# I'm fuming mad



## angelsmom (May 28, 2005)

I hope that I am posting this in the right place under rescues because I'm sure that this site will result in a lot of future rescues. 
I was just surfing on the web and found this (new to me at least ) site on http://www.livedeal.ca . So I thought I would take a look. They sell all kinds of merchandise, cars, furniture and stuff and then I found the pets so I took a look. They say they are Canadian and I took a look at the Maltese and the first one I came across was from Missouri the next is from Florida and so on. I didn't bother to keep going down the list to see if there were any from Canada or not by this time I was just too angry and upset. 
I called to complain about them selling live animals over the net and was told they try to check them out and only sell from reputable breeders. :smilie_tischkante: :smilie_tischkante: 
I would love it if everyone called them and complained (she did say that if there were enough complaints maybe they would stop selling live animals) maybe it would work.
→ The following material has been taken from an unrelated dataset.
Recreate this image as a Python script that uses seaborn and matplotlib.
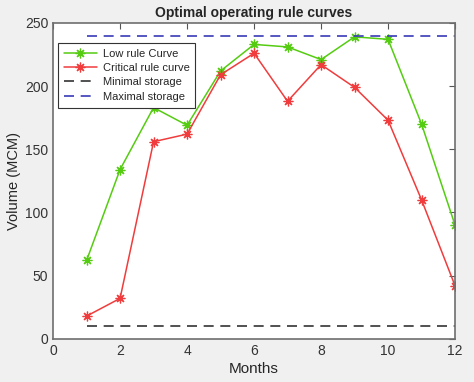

And please pass on the phone # to every one that you know and maybe we can help get this stopped Customer Support: 1-877-226-8886 I don't know if this is a toll free number in the States but it is in Canada. 
Their mailing address is 
LiveDeal Canada 
70 Peter Street
Toronto, Ontario M5V 2G5

Thanks for listening to my rant and I hope that everyone is an angel and calls them and possible post this letter to other sites like this one so it spreads fast and hopfully gets this stopped Thanks, Mary, Angel, Tag and Houston (my sweet little rescue)


----------



## bellaratamaltese (May 24, 2006)

oh i hate seeing stuff like this. I'll do my part to put an end to it!


----------



## carrie (Aug 24, 2004)

boooo livedeal! :smmadder:


----------